Extracted records:

--*--

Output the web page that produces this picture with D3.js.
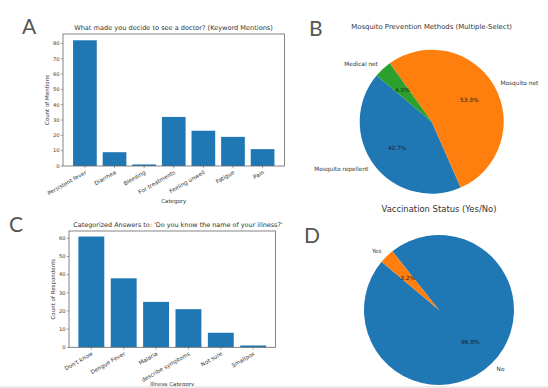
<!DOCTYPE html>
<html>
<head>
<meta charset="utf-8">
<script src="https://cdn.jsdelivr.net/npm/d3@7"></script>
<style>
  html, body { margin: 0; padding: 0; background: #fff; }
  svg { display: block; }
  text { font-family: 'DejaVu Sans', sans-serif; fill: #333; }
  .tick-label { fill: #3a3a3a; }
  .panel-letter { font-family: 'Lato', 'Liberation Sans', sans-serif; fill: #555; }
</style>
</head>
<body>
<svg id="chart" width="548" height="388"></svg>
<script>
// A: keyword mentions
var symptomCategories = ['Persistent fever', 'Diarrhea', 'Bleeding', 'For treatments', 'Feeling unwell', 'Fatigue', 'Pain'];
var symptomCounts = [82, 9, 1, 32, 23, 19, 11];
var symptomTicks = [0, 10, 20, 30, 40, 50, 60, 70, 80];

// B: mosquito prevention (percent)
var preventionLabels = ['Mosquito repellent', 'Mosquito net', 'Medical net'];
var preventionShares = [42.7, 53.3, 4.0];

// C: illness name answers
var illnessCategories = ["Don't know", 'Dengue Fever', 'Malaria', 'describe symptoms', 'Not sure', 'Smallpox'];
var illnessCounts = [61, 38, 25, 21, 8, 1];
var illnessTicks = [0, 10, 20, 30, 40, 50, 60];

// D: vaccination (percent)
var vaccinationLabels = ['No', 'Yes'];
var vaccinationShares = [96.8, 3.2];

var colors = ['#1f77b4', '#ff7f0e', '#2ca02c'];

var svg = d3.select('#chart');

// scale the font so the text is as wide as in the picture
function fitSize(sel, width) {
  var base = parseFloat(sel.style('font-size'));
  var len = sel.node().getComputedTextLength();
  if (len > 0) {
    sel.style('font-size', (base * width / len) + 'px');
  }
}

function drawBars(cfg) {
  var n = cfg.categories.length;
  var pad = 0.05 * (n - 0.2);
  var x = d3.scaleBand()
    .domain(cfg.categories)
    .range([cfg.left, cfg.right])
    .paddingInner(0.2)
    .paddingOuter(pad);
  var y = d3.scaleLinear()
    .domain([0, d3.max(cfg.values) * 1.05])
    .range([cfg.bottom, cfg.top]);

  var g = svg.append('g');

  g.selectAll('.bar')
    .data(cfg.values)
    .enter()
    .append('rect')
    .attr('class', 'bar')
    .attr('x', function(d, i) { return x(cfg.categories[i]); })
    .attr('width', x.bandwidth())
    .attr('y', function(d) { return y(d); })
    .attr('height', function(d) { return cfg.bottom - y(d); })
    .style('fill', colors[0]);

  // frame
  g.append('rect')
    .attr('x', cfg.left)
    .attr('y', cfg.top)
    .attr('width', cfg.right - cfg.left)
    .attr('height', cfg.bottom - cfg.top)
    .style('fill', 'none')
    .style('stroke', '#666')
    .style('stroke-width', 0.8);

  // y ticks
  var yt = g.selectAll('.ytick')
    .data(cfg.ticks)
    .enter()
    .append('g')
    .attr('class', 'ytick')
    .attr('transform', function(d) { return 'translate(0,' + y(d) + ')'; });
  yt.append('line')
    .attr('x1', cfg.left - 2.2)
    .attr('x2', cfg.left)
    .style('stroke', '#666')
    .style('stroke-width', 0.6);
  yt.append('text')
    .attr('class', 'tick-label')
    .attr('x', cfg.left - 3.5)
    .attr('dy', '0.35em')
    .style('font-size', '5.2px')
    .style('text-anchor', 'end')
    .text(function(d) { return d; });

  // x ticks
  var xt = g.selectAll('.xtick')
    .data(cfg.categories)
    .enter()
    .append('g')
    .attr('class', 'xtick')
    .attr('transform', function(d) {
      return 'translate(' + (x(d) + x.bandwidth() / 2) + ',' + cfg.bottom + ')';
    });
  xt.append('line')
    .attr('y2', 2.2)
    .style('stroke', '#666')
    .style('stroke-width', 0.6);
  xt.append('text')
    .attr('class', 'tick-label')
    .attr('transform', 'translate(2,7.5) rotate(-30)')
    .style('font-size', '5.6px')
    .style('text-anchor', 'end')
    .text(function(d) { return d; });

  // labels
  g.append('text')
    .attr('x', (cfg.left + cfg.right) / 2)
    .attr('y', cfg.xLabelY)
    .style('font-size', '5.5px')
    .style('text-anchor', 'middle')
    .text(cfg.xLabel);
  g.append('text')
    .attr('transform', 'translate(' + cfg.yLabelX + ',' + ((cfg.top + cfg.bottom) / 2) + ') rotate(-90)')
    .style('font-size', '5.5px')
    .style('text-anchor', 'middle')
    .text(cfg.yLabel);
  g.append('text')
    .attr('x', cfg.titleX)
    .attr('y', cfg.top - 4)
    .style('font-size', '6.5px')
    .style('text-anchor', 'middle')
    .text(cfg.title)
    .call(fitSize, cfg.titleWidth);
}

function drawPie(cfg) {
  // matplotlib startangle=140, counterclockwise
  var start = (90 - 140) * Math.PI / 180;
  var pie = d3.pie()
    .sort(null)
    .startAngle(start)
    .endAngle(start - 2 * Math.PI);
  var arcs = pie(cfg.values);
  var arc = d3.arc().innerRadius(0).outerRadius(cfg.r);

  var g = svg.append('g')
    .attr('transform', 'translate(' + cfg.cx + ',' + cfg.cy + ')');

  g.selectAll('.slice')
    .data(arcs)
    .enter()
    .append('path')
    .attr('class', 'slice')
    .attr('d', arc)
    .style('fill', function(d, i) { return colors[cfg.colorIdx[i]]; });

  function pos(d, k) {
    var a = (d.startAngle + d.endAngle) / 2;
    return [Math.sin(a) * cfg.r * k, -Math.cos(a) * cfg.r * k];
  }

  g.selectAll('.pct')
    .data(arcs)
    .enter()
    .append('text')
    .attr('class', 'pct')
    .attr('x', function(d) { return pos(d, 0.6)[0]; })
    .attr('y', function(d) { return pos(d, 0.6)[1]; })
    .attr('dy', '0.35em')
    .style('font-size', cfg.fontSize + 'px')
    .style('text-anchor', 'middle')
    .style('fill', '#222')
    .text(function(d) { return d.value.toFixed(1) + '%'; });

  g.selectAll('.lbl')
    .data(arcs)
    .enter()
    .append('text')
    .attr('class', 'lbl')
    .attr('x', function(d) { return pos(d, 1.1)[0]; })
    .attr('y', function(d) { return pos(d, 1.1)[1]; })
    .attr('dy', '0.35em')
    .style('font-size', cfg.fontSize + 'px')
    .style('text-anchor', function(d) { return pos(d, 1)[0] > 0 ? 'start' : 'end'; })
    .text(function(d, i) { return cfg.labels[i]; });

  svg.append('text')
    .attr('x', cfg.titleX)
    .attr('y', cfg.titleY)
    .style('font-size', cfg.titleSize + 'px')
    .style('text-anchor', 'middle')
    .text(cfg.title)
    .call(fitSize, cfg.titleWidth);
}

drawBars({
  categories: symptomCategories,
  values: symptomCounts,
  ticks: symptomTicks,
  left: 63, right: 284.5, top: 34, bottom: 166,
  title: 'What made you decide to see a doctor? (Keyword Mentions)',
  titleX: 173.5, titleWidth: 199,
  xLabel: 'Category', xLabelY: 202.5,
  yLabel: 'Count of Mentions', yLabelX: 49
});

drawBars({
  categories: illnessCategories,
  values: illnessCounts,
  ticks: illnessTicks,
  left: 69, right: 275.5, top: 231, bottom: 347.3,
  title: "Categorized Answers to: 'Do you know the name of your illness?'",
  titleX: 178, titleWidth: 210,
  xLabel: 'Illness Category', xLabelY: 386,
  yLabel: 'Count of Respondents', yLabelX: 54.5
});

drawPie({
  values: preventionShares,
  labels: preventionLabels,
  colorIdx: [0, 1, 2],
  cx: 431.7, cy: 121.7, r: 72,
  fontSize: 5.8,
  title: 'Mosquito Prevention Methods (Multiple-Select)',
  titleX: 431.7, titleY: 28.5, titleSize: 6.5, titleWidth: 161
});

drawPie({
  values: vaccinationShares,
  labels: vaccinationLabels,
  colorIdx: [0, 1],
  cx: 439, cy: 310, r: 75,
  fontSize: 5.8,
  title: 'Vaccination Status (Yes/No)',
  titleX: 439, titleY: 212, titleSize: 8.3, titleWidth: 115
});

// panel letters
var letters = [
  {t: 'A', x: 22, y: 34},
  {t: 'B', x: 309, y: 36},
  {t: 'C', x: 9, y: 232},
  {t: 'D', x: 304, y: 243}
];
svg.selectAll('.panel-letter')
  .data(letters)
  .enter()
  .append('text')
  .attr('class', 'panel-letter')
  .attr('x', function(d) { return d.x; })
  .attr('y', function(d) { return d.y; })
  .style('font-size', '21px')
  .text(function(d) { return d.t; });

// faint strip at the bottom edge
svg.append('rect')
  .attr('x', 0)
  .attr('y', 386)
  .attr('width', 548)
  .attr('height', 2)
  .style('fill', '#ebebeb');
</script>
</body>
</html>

--*--

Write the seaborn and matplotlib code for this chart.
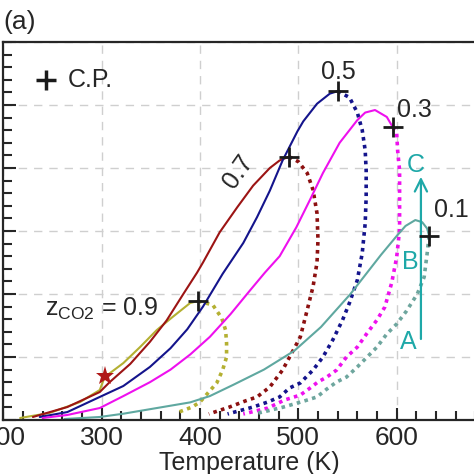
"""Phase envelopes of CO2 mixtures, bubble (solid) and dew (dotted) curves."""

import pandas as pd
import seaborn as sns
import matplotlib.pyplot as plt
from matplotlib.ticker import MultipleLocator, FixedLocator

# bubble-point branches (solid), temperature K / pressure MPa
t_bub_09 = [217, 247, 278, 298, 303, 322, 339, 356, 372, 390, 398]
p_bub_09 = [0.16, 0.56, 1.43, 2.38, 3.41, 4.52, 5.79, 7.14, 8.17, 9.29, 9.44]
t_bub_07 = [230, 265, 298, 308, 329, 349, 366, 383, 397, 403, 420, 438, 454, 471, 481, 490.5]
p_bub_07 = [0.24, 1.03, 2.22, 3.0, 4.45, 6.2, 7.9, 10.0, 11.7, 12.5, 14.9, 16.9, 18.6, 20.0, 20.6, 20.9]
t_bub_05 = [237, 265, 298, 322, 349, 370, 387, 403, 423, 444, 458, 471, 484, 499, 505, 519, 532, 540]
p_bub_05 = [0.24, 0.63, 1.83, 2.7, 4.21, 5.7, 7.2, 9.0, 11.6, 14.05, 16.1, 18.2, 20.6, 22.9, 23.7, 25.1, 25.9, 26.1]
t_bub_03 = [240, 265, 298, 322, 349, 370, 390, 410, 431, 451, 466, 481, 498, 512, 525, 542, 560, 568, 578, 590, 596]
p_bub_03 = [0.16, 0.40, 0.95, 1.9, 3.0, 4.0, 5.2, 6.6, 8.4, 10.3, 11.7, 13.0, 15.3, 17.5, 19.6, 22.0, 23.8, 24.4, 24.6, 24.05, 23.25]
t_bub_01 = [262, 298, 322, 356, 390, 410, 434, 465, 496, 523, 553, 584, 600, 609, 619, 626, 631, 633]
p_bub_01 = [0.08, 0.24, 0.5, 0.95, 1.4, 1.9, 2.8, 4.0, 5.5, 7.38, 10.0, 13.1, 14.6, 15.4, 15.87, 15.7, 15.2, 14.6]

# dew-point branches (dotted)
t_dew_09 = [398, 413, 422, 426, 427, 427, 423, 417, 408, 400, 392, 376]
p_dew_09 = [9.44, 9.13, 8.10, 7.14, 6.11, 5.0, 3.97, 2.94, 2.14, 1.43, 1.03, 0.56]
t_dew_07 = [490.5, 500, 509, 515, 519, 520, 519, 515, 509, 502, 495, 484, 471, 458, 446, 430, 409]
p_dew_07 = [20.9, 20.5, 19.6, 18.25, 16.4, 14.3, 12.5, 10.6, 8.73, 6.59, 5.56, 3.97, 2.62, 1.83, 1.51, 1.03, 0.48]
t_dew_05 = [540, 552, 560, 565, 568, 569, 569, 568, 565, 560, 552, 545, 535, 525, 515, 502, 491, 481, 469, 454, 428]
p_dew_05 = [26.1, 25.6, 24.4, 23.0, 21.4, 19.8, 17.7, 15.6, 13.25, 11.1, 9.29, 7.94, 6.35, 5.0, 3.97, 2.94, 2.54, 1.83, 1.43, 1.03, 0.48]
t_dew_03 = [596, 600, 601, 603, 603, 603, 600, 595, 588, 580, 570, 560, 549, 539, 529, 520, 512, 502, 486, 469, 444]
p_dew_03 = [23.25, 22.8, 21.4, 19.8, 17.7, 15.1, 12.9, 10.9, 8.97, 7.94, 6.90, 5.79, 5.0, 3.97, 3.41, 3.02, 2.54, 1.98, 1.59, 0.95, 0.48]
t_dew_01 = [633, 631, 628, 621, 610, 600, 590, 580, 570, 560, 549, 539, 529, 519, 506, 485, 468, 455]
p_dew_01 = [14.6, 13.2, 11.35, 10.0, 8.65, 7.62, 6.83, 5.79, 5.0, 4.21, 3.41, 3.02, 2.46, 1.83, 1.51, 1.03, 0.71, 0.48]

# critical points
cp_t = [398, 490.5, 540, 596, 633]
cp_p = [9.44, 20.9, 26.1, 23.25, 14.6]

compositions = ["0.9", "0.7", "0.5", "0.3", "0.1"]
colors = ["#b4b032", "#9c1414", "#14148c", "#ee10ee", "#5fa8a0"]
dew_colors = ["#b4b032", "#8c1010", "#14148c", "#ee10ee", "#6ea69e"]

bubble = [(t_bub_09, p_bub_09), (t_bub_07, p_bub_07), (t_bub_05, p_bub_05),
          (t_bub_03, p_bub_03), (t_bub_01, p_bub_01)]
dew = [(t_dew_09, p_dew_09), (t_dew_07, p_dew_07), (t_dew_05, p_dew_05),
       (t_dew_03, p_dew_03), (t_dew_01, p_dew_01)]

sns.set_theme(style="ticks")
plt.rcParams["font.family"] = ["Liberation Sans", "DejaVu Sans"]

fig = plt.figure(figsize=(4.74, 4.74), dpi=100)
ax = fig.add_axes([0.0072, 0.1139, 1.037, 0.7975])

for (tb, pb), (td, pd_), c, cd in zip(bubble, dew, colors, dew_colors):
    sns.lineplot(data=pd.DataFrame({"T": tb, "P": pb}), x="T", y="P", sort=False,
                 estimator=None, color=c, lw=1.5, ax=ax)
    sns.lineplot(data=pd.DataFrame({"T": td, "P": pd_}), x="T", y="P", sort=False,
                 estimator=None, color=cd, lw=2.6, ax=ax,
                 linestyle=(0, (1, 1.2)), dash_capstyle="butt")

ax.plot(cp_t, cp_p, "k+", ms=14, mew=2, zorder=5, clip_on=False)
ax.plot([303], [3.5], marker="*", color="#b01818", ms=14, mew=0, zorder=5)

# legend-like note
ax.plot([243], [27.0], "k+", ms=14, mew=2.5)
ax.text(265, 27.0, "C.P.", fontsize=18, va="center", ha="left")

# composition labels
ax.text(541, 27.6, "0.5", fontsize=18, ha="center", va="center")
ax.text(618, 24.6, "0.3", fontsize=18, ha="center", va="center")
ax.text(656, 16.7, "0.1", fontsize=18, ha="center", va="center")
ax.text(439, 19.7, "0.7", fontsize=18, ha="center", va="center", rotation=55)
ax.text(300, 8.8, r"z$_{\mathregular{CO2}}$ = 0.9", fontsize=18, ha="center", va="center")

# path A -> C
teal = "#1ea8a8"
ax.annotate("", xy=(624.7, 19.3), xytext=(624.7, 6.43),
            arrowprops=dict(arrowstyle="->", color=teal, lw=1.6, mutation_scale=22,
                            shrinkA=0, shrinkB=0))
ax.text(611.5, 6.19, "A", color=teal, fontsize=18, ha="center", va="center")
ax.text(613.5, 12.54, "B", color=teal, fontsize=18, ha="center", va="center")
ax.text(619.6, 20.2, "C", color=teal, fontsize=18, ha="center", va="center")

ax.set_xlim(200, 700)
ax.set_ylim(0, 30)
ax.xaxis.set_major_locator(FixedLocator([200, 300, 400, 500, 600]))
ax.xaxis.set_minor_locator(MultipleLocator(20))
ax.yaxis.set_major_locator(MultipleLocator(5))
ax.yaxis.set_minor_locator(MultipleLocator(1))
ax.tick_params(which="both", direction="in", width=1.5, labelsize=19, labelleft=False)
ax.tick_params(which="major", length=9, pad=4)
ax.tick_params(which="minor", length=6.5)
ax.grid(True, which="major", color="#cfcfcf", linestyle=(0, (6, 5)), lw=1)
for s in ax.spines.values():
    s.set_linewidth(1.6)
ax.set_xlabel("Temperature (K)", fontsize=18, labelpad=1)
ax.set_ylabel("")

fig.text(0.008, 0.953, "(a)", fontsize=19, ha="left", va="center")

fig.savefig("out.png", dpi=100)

--*--

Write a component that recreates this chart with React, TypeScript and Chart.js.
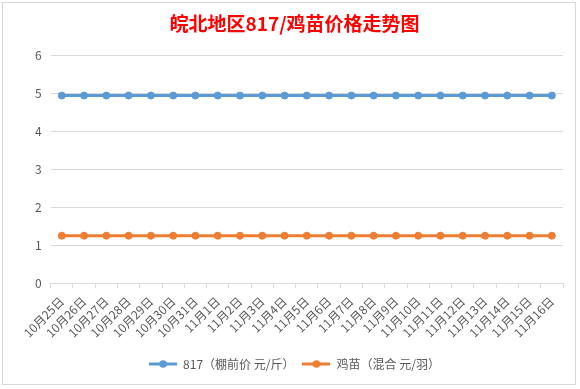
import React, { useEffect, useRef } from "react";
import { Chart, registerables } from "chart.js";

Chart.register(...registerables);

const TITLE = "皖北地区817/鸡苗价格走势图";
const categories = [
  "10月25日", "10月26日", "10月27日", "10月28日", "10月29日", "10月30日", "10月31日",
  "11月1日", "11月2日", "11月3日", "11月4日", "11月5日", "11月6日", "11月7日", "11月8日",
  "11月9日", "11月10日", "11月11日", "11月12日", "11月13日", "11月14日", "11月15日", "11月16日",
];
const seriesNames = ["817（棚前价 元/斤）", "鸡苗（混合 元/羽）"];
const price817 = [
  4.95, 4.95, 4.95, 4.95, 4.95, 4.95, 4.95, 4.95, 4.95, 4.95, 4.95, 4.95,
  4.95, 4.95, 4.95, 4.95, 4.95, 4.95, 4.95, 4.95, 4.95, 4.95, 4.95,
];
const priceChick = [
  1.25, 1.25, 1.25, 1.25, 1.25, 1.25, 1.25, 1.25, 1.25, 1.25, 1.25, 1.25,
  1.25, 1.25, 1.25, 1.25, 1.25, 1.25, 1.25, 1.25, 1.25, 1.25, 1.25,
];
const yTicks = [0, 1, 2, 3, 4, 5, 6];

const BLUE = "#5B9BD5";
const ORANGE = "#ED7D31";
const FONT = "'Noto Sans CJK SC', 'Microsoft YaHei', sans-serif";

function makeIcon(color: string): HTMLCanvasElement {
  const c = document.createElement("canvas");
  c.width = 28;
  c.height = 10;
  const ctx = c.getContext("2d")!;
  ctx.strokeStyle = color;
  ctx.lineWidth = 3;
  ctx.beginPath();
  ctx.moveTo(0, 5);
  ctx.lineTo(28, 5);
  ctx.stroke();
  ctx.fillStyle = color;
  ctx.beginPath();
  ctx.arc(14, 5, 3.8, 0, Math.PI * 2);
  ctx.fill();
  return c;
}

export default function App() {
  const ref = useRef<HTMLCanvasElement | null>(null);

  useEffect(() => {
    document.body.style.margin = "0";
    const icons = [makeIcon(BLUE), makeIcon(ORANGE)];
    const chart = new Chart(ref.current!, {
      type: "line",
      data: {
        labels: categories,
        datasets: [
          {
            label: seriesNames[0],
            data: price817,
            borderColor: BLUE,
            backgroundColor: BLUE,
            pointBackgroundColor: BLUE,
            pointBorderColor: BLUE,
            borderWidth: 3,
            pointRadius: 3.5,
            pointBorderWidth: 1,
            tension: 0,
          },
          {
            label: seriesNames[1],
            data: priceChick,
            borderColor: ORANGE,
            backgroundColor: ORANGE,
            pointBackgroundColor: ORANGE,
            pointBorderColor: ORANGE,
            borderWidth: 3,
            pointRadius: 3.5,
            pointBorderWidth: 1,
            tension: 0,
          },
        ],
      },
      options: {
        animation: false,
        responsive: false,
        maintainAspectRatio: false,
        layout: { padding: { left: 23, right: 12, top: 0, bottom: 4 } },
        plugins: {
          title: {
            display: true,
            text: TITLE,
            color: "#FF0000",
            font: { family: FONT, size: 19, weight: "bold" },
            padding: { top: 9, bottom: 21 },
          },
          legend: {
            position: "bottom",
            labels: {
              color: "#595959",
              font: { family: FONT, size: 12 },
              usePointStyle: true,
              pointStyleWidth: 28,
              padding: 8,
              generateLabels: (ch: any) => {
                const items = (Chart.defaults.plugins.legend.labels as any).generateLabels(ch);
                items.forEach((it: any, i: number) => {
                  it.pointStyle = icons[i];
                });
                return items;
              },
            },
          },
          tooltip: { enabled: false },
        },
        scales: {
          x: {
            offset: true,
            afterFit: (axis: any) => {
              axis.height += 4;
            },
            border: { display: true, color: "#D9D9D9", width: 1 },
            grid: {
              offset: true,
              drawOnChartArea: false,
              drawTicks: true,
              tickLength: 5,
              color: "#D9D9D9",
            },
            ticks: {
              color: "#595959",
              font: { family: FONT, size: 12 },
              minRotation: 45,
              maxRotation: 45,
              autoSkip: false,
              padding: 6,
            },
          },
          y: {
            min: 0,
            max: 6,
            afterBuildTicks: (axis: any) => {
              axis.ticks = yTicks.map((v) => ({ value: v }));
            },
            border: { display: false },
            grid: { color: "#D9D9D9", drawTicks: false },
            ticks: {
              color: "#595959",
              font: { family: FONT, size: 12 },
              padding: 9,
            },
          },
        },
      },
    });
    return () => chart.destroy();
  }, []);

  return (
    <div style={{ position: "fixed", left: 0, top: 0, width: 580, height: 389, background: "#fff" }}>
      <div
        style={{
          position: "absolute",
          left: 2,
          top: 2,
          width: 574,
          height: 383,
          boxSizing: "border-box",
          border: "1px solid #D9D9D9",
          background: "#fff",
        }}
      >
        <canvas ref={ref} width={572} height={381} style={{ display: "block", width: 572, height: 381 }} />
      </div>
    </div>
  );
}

--*--

▶ EXERCISE DIRECTIONS: Every line from the one containing "Write a component" to the one containing "Chart.register(...registerables);" should be output exactly, both ends included. Nothing else goes in, and no pictures either.

▶ SOLUTION TO THE EXERCISE:
Write a component that recreates this chart with React, TypeScript and Chart.js.
import React, { useEffect, useRef } from "react";
import { Chart, registerables } from "chart.js";

Chart.register(...registerables);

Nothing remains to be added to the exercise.